This is Your Brain on Music - The Stage Musical Theatre Academy

This is Your Brain on Music

Music is a powerful force that has been within us since our ancestors roamed the earth and used instruments to channel the forces of nature. Now, whether it worked or not is a question for anthropologists, but the fact remains that sound and music was considered powerful enough to change the laws of nature.

And now we’re lucky if our public schools even have a regular music class taught by a trained music educator.

Music may be the only magic we have left in our world. We have all seen the quotes floating around Facebook, Twitter and Pinterest.  It is what does us in emotionally when watching movies like “Up”, even though we fully recognize we are watching figments of someone’s imagination sketched in a computer, we cannot help but all of a sudden relate and feel as if we are intimately sharing these moments as they happen.

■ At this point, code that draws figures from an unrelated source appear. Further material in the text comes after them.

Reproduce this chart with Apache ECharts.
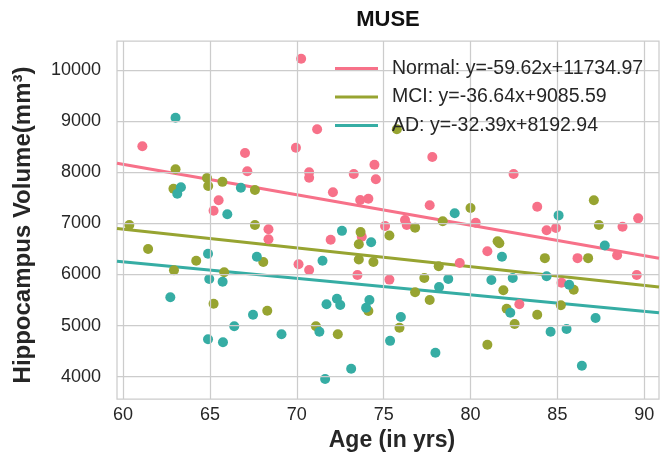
<!DOCTYPE html>
<html>
<head>
<meta charset="utf-8">
<script src="https://cdn.jsdelivr.net/npm/echarts@6/dist/echarts.min.js"></script>
<style>html,body{margin:0;padding:0;background:#fff}#c{width:660px;height:458px}</style>
</head>
<body>
<div id="c"></div>
<script>
const groupNames = ['Normal', 'MCI', 'AD'];
const groupColors = ['#f77189', '#97a431', '#36ada4'];
const fitSlope = [-59.62, -36.64, -32.39];
const fitIntercept = [11734.97, 9085.59, 8192.94];
const fitLabels = ['Normal: y=-59.62x+11734.97', 'MCI: y=-36.64x+9085.59', 'AD: y=-32.39x+8192.94'];

const xTickValues = [60, 65, 70, 75, 80, 85, 90];
const yTickValues = [4000, 5000, 6000, 7000, 8000, 9000, 10000];

const normalPoints = [
  [61.11,8511],[65.5,7453],[65.21,7250],[67.02,8380],[67.15,8021],[68.37,6885],[68.37,6689],
  [69.95,8484],[70.25,10227],[70.1,6200],[70.71,8002],[70.71,7896],[70.71,6088],[71.17,8844],
  [71.95,6680],[72.08,7610],[73.28,7969],[73.65,7459],[74.12,7485],[73.74,6740],[73.49,5990],
  [74.47,8151],[74.55,7865],[75.08,6950],[75.33,5900],[76.23,7067],[76.33,6969],[77.65,7358],
  [77.8,8302],[79.38,6225],[80.3,7015],[80.97,6454],[82.48,7969],[82.81,5416],[83.84,7328],
  [84.38,6866],[84.92,6911],[85.24,5840],[86.16,6320],[88.44,6376],[88.75,6936],[89.57,5990],
  [89.65,7100]
];
const mciPoints = [
  [60.36,6969],[61.44,6499],[62.93,6082],[63.02,8060],[62.9,7680],[64.21,6270],[64.83,7890],
  [64.9,7733],[65.72,7815],[65.82,6043],[65.21,5427],[67.59,7655],[67.59,6969],[68.07,6245],
  [68.3,5290],[71.1,4985],[72.36,4828],[73.67,6830],[73.57,6591],[73.57,6295],[74.41,6245],
  [74.12,5285],[75.76,8844],[75.33,6765],[75.91,4958],[76.81,6918],[76.81,5651],[77.34,5931],
  [77.65,5500],[78.17,6160],[78.4,7042],[80.0,7302],[80.97,4625],[81.56,6650],[81.66,6611],
  [81.89,5690],[82.08,5330],[82.54,5030],[83.84,5212],[84.28,6320],[85.2,5396],[85.94,5700],
  [86.77,6320],[87.1,7453],[87.39,6969]
];
const adPoints = [
  [62.72,5553],[63.02,9071],[63.33,7710],[63.12,7580],[64.89,6407],[64.96,5911],[65.73,5859],
  [64.89,4730],[65.75,4671],[66.0,7180],[66.78,7700],[66.4,4985],[67.7,6348],[67.48,5212],
  [69.12,4828],[71.48,6270],[71.3,4879],[71.71,5416],[72.31,5526],[72.5,5402],[71.63,3952],
  [72.6,6855],[73.13,4154],[74.28,6630],[74.18,5500],[73.99,5349],[75.37,4700],[75.99,5167],
  [77.98,4468],[78.19,5755],[78.72,5911],[79.09,7200],[81.2,5892],[81.81,6348],[82.29,5251],
  [82.43,5931],[84.38,5965],[84.61,4879],[85.07,7158],[85.53,4932],[85.68,5800],[86.41,4213],
  [87.2,5148],[87.73,6568]
];
const groupPoints = [normalPoints, mciPoints, adPoints];

const xMin = 59.65, xMax = 90.85;
const yMin = 3561, yMax = 10574;

const font = 'Liberation Sans, Arial, sans-serif';
const gridStyle = { color: '#cccccc', width: 1.25, type: 'solid' };

const series = [{
  name: 'grid', type: 'line', data: [], silent: true, z: 1,
  markLine: {
    silent: true, symbol: 'none', animation: false,
    label: { show: false }, lineStyle: gridStyle, emphasis: { disabled: true },
    data: xTickValues.map(v => ({ xAxis: v })).concat(yTickValues.map(v => ({ yAxis: v })))
  }
}];
groupNames.forEach((g, i) => {
  series.push({
    name: g, type: 'scatter', data: groupPoints[i], symbolSize: 10, z: 2,
    itemStyle: { color: groupColors[i], opacity: 1 }, silent: true
  });
  series.push({
    name: fitLabels[i], type: 'line', symbol: 'none', silent: true, z: 2,
    data: [[xMin, fitSlope[i] * xMin + fitIntercept[i]], [xMax, fitSlope[i] * xMax + fitIntercept[i]]],
    lineStyle: { color: groupColors[i], width: 3 }, itemStyle: { color: groupColors[i] }
  });
});

const chart = echarts.init(document.getElementById('c'), null, { renderer: 'canvas' });
chart.setOption({
  animation: false,
  backgroundColor: '#ffffff',
  title: {
    text: 'MUSE', left: 388, top: 9, textAlign: 'center', padding: 0,
    textStyle: { fontFamily: font, fontWeight: 'bold', fontSize: 22, color: '#111' }
  },
  legend: {
    data: fitLabels, orient: 'vertical', left: 330, top: 53, z: 100,
    icon: 'rect', itemWidth: 43, itemHeight: 3, itemGap: 7.5,
    textStyle: { fontFamily: font, fontSize: 19.5, color: '#262626', padding: [0, 0, 0, 9], lineHeight: 21 },
    selectedMode: false
  },
  grid: {
    left: 117, right: 1, top: 41, bottom: 59, show: true,
    borderColor: '#cccccc', borderWidth: 1.25, containLabel: false
  },
  xAxis: {
    type: 'value', min: xMin, max: xMax,
    name: 'Age (in yrs)', nameLocation: 'middle', nameGap: 30,
    nameTextStyle: { fontFamily: font, fontWeight: 'bold', fontSize: 23, color: '#262626', padding: [0, 0, 0, 8] },
    axisLine: { show: false }, axisTick: { show: false, customValues: xTickValues },
    axisLabel: { fontFamily: font, fontSize: 18, color: '#262626', margin: 7, customValues: xTickValues },
    splitLine: { show: false }
  },
  yAxis: {
    type: 'value', min: yMin, max: yMax,
    name: 'Hippocampus Volume(mm³)', nameLocation: 'middle', nameGap: 82, nameRotate: 90,
    nameTextStyle: { fontFamily: font, fontWeight: 'bold', fontSize: 24, color: '#262626', padding: [0, 10, 0, 0] },
    axisLine: { show: false }, axisTick: { show: false, customValues: yTickValues },
    axisLabel: { fontFamily: font, fontSize: 18, color: '#262626', margin: 16, customValues: yTickValues,
      formatter: v => String(v) },
    splitLine: { show: false }
  },
  series: series
});
</script>
</body>
</html>
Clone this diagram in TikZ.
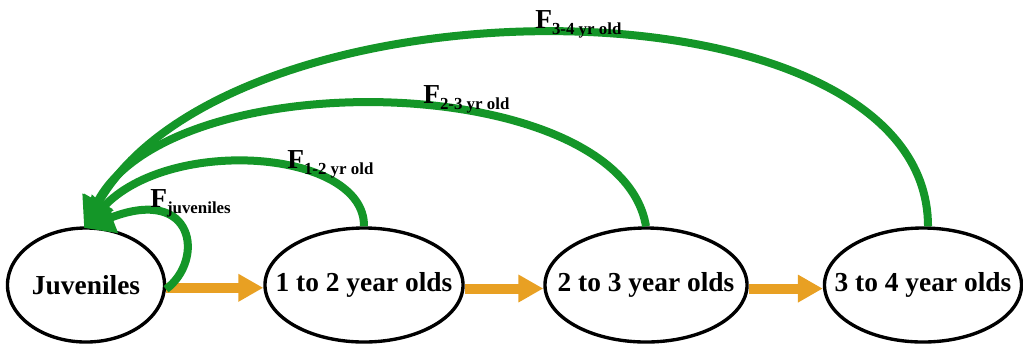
\documentclass[tikz,border=0pt]{standalone}
\usepackage{fontspec}
\setmainfont{Liberation Serif}
\usetikzlibrary{arrows.meta,shapes.geometric}
\definecolor{fgreen}{RGB}{20,150,40}
\definecolor{aorange}{RGB}{232,160,35}
\newcommand{\Flab}[1]{F\raisebox{-0.16cm}{\fontsize{12}{14}\selectfont #1}}

\begin{document}
\begin{tikzpicture}[x=0.025cm,y=-0.025cm,font=\fontsize{19.5}{22}\selectfont\bfseries,
  stage/.style={ellipse,draw,line width=2.4pt,inner sep=0pt,minimum height=2.85cm},
  ageup/.style={aorange,line width=0.25cm,-{Triangle[length=0.62cm,width=0.65cm]}},
  fec/.style={fgreen,line width=0.2cm,-{Triangle[length=0.75cm,width=0.8cm]}},
  flab/.style={anchor=base west,inner sep=0pt}]
\useasboundingbox (0,0) rectangle (1023,345);
% ---------- stages ----------
\node[stage,minimum width=3.925cm] (juv) at (86,285) {\makebox[0pt]{Juveniles}};
\node[stage,minimum width=4.95cm] (n1) at (364,285) {\makebox[0pt]{1 to 2 year olds}};
\node[stage,minimum width=5.05cm] (n2) at (646,285) {\makebox[0pt]{2 to 3 year olds}};
\node[stage,minimum width=4.925cm] (n3) at (923,285) {\makebox[0pt]{3 to 4 year olds}};
% ---------- growth (orange) ----------
\draw[ageup] (juv.-2) -- (n1.west |- juv.-2);
\draw[ageup] (n1.-2) -- (n2.west |- n1.-2);
\draw[ageup] (n2.-2) -- (n3.west |- n2.-2);
% ---------- fecundity (green) ----------
\coordinate (tip) at (84,228);
\draw[fec] ([xshift=0.125cm]n3.north) .. controls (928,-30) and (230,-30) .. (tip);
\draw[fec] (n2.north) .. controls (620,70) and (170,60) .. (tip);
\draw[fec] (n1.north) .. controls (365,150) and (170,135) .. (tip);
\draw[fec] (juv.-3) .. controls (205,260) and (195,185) .. (tip);
% labels
\node[flab] (fj) at (150,207) {\Flab{juveniles}};
\node[flab] (f12) at (287,168) {\Flab{1-2 yr old}};
\node[flab] (f23) at (423,103) {\Flab{2-3 yr old}};
\node[flab] (f34) at (535,28) {\Flab{3-4 yr old}};
\end{tikzpicture}
\end{document}
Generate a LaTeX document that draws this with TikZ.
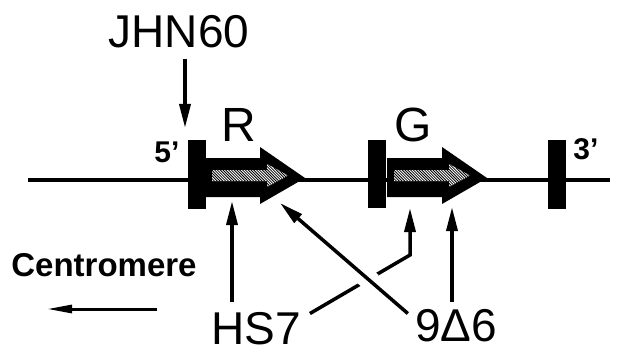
\documentclass[tikz,border=0pt]{standalone}
\usepackage{fontspec}
\setmainfont{Liberation Sans}
\usetikzlibrary{arrows.meta,calc}
\newcommand{\geneBlock}[3]{\fill (#2,140) rectangle ++(18,#3); \coordinate (#1) at (#2,140);}
\newcommand{\geneArrow}[2]{\fill (#2,158) -- ++(55,0) -- ++(0,-11) -- ++(45,31) -- ++(-45,26) -- ++(0,-7) -- ++(-55,0) -- cycle;
	\begin{scope}
		\clip (#2+7,170) -- ++(55,0) -- ++(0,-6) -- ++(21,11.5) -- ++(-21,11.5) -- ++(0,-6) -- ++(-55,0) -- cycle;
		\fill[white] (#2,160) rectangle ++(90,30);
		\foreach \k in {0,...,40} \draw[line width=0.8pt] (#2-20+\k*2.8,160) -- ++(30,30);
	\end{scope}
	\coordinate (#1) at (#2+100,178);}

\begin{document}
\begin{tikzpicture}[x=1pt,y=-1pt,
	lbl/.style={inner sep=0pt,font=\fontsize{46}{46}\selectfont},
	tag/.style={inner sep=0pt,font=\fontsize{30}{30}\selectfont\bfseries},
	ptr/.style={line width=3.5pt,-{Triangle[length=24pt,width=11pt]}},
	thinptr/.style={line width=3pt,-{Triangle[length=25pt,width=8pt]}}]
	\useasboundingbox (0,0) rectangle (627,353);
	\draw[line width=4pt] (28,180) -- (610,180);
	\geneBlock{fiveEnd}{188}{69} \geneBlock{midEnd}{368}{68} \geneBlock{threeEnd}{548}{69}
	\geneArrow{rTip0}{205} \geneArrow{gTip0}{387}
	\node[lbl] (jhn) at (179,32) {JHN60};
	\node[lbl,font=\fontsize{48}{48}\selectfont] (r) at (239,125) {R};
	\node[lbl,font=\fontsize{48}{48}\selectfont] (g) at (413,125) {G};
	\node[tag] (five) at (167,152) {5’};
	\node[tag] (three) at (586,149) {3’};
	\node[lbl] (hs) at (256,329) {HS7};
	\node[lbl] (nd) at (456,326) {9Δ6};
	\node[inner sep=0pt,font=\fontsize{33}{33}\selectfont\bfseries] (cen) at (104,265) {Centromere};
	\coordinate (jhnTip) at (185,128);
	\coordinate (hsTip) at (232,201);
	\coordinate (rTip) at (280,203);
	\coordinate (bend) at (410,255);
	\coordinate (gTip) at (410,208);
	\coordinate (ndTip) at (452,207);
	\coordinate (ndStart) at ($(nd.north west)+(-7,4)$);
	\coordinate (cenTail) at (157,309);
	\coordinate (cenTip) at (47,309);
	\draw[ptr,shorten <=11pt] (jhn.south -| jhnTip) -- (jhnTip);
	\draw[ptr,shorten <=11pt] (hs.north -| hsTip) -- (hsTip);
	\draw[ptr] ($(hs.north east)+(9,1)$) -- (bend) -- (gTip);
	\draw[white,line width=20pt] ($(ndStart)!0.28!(rTip)$) -- ($(ndStart)!0.36!(rTip)$);
	\draw[ptr] (ndStart) -- (rTip);
	\draw[ptr,shorten <=8pt] (nd.north -| ndTip) -- (ndTip);
	\draw[thinptr] (cenTail) -- (cenTip);
\end{tikzpicture}
\end{document}
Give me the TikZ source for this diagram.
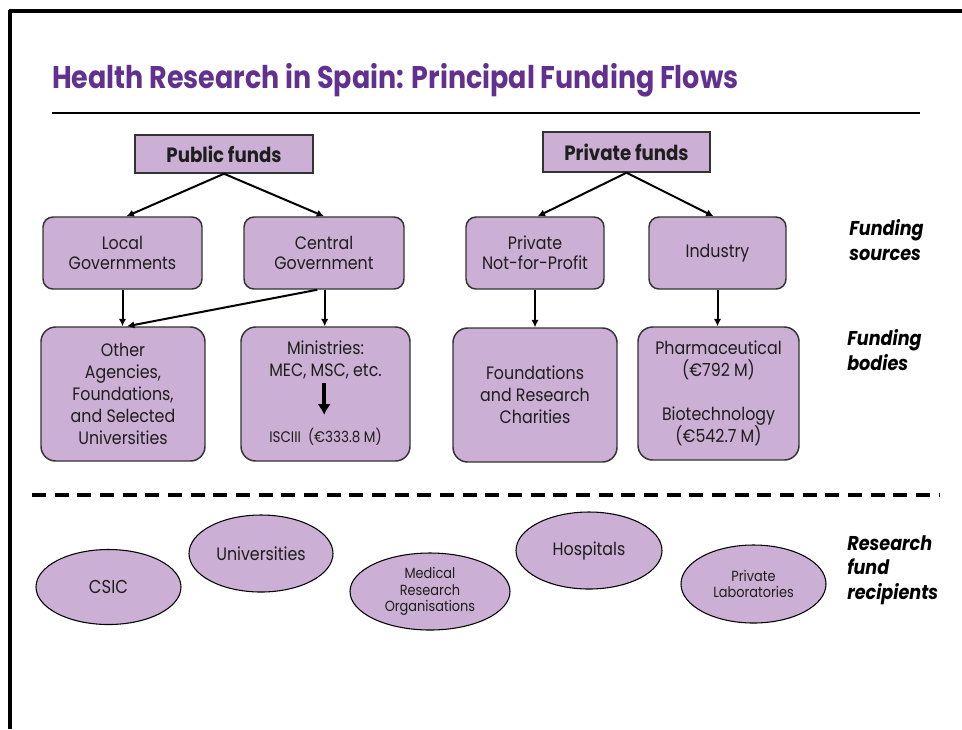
\documentclass[tikz,border=0pt]{standalone}
\usepackage{fontspec}
\setmainfont{Poppins}[FakeStretch=0.88]
\newfontfamily\titlefont{Poppins}[FakeStretch=0.86]
\usetikzlibrary{arrows.meta,shapes.geometric}
\definecolor{boxfill}{HTML}{CCAFD4}
\definecolor{titlepurple}{HTML}{62318F}
\definecolor{txt}{HTML}{1E1E1E}
\definecolor{edge}{HTML}{333333}
\tikzset{
  sqbox/.style={draw=edge,line width=1.1pt,fill=boxfill,inner sep=0pt,text=txt,
    font=\bfseries\fontsize{15.5}{17}\selectfont},
  srcbox/.style={draw=edge,line width=1.1pt,fill=boxfill,rounded corners=7.5pt,inner sep=0pt,
    minimum height=54pt,align=center,text=txt,font=\fontsize{13.5}{15}\selectfont},
  bodybox/.style={draw=edge,line width=1.1pt,fill=boxfill,rounded corners=11pt,inner sep=0pt,
    minimum height=100.5pt,align=center,text=txt,font=\fontsize{13.5}{16.5}\selectfont},
  recip/.style={ellipse,draw=black,line width=0.8pt,fill=boxfill,inner sep=0pt,align=center,text=txt},
  flow/.style={draw=black,line width=1.5pt,-{Latex[length=5.5pt,width=5.5pt]}},
  sidelabel/.style={anchor=west,align=left,inner sep=0pt,text=black,
    font=\bfseries\itshape\fontsize{15}{18.5}\selectfont},
}
\begin{document}
\begin{tikzpicture}[x=0.75pt,y=-0.75pt]
\useasboundingbox (0,0) rectangle (962,729);
% frame
\draw[line width=2.4pt] (9,11) -- (962,11);
\draw[line width=2.4pt] (10,10) -- (10,729);
% title
\node[anchor=base west,inner sep=0pt,text=titlepurple,font=\titlefont\bfseries\fontsize{23.5}{26}\selectfont] (title) at (52,88) {Health Research in Spain: Principal Funding Flows};
\draw[line width=1.6pt] (52,113) -- (920,113);
% top level
\node[sqbox,minimum width=133.5pt,minimum height=28.5pt] (pub) at (224,154) {Public funds};
\node[sqbox,minimum width=125.25pt,minimum height=30pt] (priv) at (626.5,152) {Private funds};
% funding sources
\node[srcbox,minimum width=119.25pt] (local) at (122.5,253) {Local\\Governments};
\node[srcbox,minimum width=120pt] (central) at (324,253) {Central\\Government};
\node[srcbox,minimum width=103.5pt] (pnfp) at (535,253) {Private\\Not-for-Profit};
\node[srcbox,minimum width=102.75pt] (ind) at (717.5,253) {Industry};
% funding bodies
\node[bodybox,minimum width=123pt] (other) at (123,394) {Other\\Agencies,\\Foundations,\\and Selected\\Universities};
\node[bodybox,minimum width=126.75pt] (min) at (325.5,394) {};
\node[align=center,inner sep=0pt,text=txt,font=\fontsize{13.5}{16.5}\selectfont] (mintop) at (325.5,360) {Ministries:\\MEC, MSC, etc.};
\node[inner sep=0pt,text=txt,font=\fontsize{11.5}{13}\selectfont] (isciii) at (325.5,437) {ISCIII\ \ (€333.8 M)};
\node[bodybox,minimum width=123pt] (found) at (535,395) {Foundations\\and Research\\Charities};
\node[bodybox,minimum width=120.75pt,minimum height=99.75pt] (pharma) at (718.5,393.5) {Pharmaceutical\\(€792 M)\\[16.5pt]Biotechnology\\(€542.7 M)};
% flows
\draw[flow] (pub.south) -- ([xshift=3pt]local.north);
\draw[flow] (pub.south) -- (central.north);
\draw[flow] (priv.south) -- ([xshift=2pt]pnfp.north);
\draw[flow] (priv.south) -- ([xshift=-3pt]ind.north);
\draw[flow] (local.south) -- (local.south |- other.north);
\draw[flow] ([xshift=-5pt]central.south) -- ([xshift=3pt]other.north);
\draw[flow] ([xshift=0.5pt]central.south) -- ([xshift=0.5pt]central.south |- min.north);
\draw[flow] (pnfp.south) -- (pnfp.south |- found.north);
\draw[flow] (ind.south) -- (ind.south |- pharma.north);
\draw[line width=2.6pt,-{Latex[length=8pt,width=10pt]},shorten <=3pt,shorten >=10pt] ([xshift=-1pt]mintop.south) -- ([xshift=-1pt]mintop.south |- isciii.north);
% side labels
\node[sidelabel] (lsrc) at (849,240) {Funding\\sources};
\node[sidelabel] (lbod) at (847,350) {Funding\\bodies};
\node[sidelabel] (lrec) at (847,570) {Research\\fund\\recipients};
% separator
\draw[line width=2.3pt,dash pattern=on 10.5pt off 6.5pt] (32,495) -- (940,495);
% recipients
\node[recip,minimum width=108.75pt,minimum height=56.25pt,font=\fontsize{14}{16}\selectfont] (csic) at (108.5,587) {CSIC};
\node[recip,minimum width=108pt,minimum height=57.75pt,font=\fontsize{13.5}{16}\selectfont] (univ) at (261,553.5) {Universities};
\node[recip,minimum width=120pt,minimum height=57.75pt,font=\fontsize{11}{12.5}\selectfont] (mro) at (430,591.5) {Medical\\Research\\Organisations};
\node[recip,minimum width=109.5pt,minimum height=57.75pt,font=\fontsize{13.5}{16}\selectfont] (hosp) at (589,550.5) {Hospitals};
\node[recip,minimum width=108.75pt,minimum height=58.5pt,font=\fontsize{11}{12.5}\selectfont] (plab) at (753.5,584) {Private\\Laboratories};
\end{tikzpicture}
\end{document}
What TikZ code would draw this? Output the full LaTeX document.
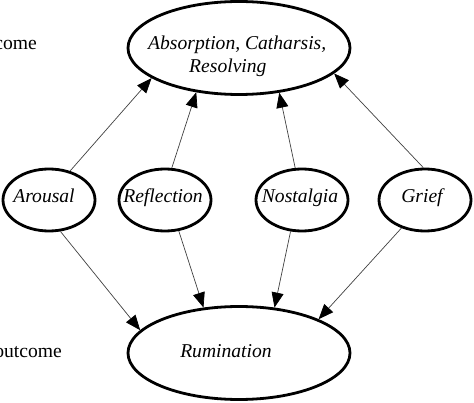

Do we feel that our musical needs are met with films, the radio, advertising, i(insert pods, pads, phones), elevators (although think of the last time you were in an elevator that had music) and concert attendance?  While all of these expose us to music, how do they actively engage us? Perhaps concert attendance, singing to the radio in the car, or dancing to your iPod at home are good examples of engagement with sound, but how often does that happen versus listening to the tinny shopping mall music, or having the radio on at work in the background while you go about your business, or not even realizing that a commercial for a product had a song until you find yourself humming something familiar in the shower one morning (Alarm Force anyone?)

By and large our exposure to music is passive. It happens because it’s become comfortable for us, we like music when we shop, and we like it on in the background at parties because it fills uncomfortable silences. Perhaps this is why we no longer revere music in the way our ancestors did. We are so constantly immersed in its presence that we feel if music was going to affect my life, wouldn’t I notice it doing so every day?

Active engagement in music is what is called for. You cannot reap the benefits of a fitness dvd by watching it, you cannot climb a mountain by looking at it, you cannot give your child the benefits of a music education by placing them in front of the latest Infant Inventor series. Active engagement is what is necessary; instrumentlessons, dance classes (or jamming to something at home), music classes are methods of actively engaging your child in music development.

The science is there to support these arguments. I don’t think I’ve yet come across an article that notices measurable differences in brain development after watching 100 hours of classical music played by symphonies, if there is one out there, let me know.

I am not claiming that music lessons will teach your child to summon hurricanes. But, while it may not change the weather, science is now further exposing how music effects our entire being, not only is it enjoyable, it is incredibly beneficial, even if your child has no ambition of ever becoming a concert pianist.